- AIM OF THE TASK
Work out how many lines in the entries below include the word "Write". Give nothing but the number.

Charts and diagrams as code

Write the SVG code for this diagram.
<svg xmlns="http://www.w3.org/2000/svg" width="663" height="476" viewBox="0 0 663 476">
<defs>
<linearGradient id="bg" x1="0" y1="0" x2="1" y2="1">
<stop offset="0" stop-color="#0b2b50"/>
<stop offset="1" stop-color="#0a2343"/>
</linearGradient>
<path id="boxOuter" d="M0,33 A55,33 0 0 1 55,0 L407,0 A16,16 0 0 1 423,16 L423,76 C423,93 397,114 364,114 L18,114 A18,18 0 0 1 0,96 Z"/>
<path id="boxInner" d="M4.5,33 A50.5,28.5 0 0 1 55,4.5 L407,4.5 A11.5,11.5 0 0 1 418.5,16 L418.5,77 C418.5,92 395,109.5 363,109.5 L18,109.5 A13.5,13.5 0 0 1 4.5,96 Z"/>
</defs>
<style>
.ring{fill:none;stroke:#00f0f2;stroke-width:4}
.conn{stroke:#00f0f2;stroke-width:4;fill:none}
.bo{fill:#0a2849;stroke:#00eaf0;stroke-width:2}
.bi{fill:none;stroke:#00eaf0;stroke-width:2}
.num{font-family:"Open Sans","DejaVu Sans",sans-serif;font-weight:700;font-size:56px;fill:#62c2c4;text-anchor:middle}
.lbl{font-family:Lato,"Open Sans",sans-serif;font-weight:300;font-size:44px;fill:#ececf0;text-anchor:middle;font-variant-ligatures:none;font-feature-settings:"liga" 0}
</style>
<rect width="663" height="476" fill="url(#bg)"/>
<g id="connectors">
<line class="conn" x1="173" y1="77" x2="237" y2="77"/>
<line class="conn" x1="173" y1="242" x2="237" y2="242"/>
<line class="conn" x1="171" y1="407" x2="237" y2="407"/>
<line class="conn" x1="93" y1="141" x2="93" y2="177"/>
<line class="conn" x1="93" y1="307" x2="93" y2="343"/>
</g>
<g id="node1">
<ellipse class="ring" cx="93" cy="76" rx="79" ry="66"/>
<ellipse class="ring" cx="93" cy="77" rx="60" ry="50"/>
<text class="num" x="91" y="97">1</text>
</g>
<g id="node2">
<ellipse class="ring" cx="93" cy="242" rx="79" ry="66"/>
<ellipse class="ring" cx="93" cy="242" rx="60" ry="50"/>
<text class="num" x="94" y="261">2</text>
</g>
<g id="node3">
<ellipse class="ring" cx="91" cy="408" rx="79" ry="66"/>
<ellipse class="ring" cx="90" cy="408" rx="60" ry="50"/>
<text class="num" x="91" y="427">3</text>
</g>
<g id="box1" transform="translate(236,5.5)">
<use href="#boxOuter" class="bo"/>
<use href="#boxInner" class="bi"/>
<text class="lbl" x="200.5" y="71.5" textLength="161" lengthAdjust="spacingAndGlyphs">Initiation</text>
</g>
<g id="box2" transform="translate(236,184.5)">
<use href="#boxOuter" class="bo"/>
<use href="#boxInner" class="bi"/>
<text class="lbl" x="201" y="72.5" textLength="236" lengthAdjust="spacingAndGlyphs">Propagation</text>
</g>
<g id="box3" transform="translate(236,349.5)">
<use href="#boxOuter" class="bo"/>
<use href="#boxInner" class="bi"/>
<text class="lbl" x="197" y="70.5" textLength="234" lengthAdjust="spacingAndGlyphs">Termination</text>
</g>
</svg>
...
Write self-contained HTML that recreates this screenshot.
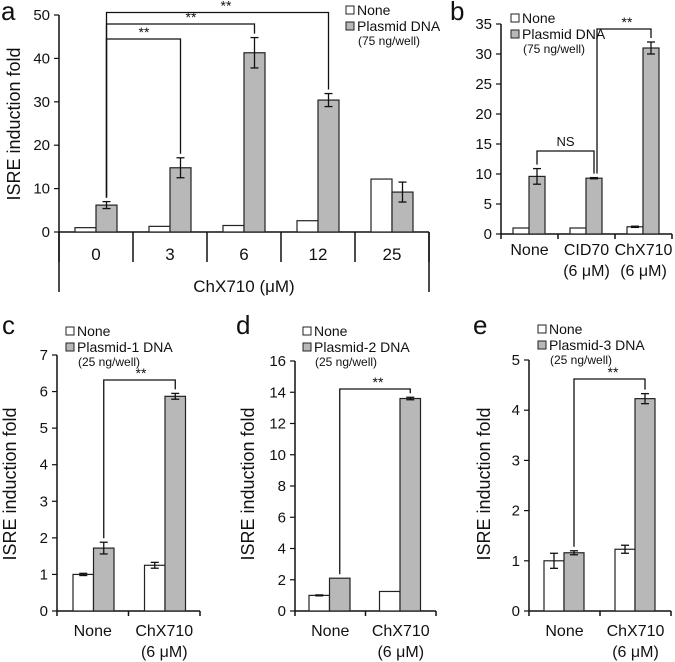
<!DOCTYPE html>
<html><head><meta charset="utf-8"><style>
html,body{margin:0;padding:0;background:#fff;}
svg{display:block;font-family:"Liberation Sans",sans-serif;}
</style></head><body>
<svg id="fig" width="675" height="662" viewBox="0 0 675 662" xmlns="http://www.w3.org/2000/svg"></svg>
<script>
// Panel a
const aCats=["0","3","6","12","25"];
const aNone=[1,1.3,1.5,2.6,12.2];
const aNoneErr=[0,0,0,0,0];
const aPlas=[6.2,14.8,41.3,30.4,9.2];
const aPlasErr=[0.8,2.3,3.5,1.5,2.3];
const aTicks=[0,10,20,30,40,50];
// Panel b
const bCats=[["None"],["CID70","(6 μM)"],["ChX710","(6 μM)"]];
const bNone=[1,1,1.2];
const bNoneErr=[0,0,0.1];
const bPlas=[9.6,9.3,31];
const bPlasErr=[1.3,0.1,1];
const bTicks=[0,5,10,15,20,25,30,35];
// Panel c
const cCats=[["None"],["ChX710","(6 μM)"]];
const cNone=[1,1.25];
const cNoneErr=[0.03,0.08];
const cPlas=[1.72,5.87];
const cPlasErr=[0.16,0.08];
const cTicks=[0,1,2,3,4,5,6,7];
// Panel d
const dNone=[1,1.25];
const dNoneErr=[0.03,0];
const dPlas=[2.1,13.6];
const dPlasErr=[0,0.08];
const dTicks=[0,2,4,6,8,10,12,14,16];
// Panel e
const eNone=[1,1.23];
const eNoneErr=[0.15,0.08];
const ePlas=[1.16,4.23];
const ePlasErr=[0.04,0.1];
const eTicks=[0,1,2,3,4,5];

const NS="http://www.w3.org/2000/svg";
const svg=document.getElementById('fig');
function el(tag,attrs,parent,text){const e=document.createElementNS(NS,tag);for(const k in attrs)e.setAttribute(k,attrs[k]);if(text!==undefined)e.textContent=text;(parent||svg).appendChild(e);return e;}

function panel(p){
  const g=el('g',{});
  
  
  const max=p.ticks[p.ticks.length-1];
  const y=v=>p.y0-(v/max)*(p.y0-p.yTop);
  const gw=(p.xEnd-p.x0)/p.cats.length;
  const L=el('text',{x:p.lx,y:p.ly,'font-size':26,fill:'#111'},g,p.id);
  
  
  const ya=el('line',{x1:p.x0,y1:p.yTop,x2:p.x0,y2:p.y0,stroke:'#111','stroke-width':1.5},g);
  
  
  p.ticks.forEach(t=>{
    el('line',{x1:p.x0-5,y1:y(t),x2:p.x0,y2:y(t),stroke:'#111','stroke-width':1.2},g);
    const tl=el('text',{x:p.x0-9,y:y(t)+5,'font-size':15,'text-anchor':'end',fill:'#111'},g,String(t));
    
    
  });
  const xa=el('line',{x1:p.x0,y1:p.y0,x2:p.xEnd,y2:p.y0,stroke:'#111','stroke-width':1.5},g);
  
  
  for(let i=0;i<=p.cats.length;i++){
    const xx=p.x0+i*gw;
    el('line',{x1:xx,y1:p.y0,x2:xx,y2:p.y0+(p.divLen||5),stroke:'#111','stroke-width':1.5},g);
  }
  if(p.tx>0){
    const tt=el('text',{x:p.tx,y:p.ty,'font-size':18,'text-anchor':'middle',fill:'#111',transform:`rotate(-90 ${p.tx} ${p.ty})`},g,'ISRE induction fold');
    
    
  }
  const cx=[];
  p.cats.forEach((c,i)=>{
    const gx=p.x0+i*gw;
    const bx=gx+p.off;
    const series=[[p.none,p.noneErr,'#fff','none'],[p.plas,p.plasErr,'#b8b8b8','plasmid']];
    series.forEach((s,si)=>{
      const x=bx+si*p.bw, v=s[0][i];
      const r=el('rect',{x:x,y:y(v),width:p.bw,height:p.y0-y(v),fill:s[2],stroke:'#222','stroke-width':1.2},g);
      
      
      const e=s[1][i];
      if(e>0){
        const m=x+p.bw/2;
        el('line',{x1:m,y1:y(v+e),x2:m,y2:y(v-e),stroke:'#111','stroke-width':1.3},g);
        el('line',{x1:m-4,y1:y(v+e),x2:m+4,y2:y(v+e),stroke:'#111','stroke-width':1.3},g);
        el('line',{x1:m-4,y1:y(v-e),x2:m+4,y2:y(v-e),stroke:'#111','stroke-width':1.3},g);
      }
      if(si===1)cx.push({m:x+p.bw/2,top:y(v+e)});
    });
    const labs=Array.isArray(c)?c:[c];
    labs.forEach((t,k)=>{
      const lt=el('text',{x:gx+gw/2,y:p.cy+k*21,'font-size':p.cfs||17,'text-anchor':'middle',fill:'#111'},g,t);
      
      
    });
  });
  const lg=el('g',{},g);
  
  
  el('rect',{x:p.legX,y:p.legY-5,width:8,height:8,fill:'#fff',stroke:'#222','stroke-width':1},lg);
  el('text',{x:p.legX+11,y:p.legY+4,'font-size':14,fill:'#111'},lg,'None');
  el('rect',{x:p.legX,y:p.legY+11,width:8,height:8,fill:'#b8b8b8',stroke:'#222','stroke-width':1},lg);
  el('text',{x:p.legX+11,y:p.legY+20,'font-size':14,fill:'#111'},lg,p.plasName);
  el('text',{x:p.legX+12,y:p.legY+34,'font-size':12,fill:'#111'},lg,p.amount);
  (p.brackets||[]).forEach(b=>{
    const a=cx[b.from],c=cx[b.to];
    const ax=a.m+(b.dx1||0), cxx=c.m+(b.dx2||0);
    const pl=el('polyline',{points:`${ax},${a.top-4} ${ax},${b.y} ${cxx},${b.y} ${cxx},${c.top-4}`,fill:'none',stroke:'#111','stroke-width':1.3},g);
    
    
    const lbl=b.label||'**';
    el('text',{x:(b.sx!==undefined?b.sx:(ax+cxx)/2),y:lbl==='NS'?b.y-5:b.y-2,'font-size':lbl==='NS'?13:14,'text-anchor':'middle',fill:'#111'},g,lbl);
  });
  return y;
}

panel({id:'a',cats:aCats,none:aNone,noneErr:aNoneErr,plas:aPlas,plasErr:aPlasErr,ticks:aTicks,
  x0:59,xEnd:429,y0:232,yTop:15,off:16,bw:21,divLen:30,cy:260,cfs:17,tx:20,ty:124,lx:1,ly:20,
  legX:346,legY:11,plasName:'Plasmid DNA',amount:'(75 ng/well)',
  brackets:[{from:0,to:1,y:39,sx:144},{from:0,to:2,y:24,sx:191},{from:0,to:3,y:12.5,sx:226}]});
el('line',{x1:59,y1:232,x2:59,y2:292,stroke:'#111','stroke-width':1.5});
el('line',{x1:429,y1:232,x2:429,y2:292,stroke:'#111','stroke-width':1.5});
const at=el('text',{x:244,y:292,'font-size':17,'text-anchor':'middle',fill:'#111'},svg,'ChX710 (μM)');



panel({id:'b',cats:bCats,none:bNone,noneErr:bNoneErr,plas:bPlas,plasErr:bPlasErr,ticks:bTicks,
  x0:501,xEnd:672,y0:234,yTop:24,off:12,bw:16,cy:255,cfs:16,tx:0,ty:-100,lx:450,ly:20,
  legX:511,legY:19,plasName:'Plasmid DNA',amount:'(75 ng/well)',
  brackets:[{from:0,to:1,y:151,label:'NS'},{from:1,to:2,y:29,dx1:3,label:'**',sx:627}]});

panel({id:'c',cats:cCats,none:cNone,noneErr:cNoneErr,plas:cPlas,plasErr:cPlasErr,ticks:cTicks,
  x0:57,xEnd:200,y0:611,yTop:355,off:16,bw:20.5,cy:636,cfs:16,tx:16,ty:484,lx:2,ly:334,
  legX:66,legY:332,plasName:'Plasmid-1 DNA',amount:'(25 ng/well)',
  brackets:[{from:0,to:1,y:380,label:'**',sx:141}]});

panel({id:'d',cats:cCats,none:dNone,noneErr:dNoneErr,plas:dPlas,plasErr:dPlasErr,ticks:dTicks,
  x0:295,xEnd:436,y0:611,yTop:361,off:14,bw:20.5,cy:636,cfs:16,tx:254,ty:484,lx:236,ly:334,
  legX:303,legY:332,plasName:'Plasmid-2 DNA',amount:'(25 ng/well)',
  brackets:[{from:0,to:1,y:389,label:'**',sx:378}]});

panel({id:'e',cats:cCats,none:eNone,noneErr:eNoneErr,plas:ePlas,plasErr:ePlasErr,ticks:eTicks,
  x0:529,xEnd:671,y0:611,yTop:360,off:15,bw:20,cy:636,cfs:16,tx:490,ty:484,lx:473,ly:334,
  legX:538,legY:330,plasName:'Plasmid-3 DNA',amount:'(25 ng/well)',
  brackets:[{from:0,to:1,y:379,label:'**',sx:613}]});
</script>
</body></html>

- REPLY TO THE TASK
2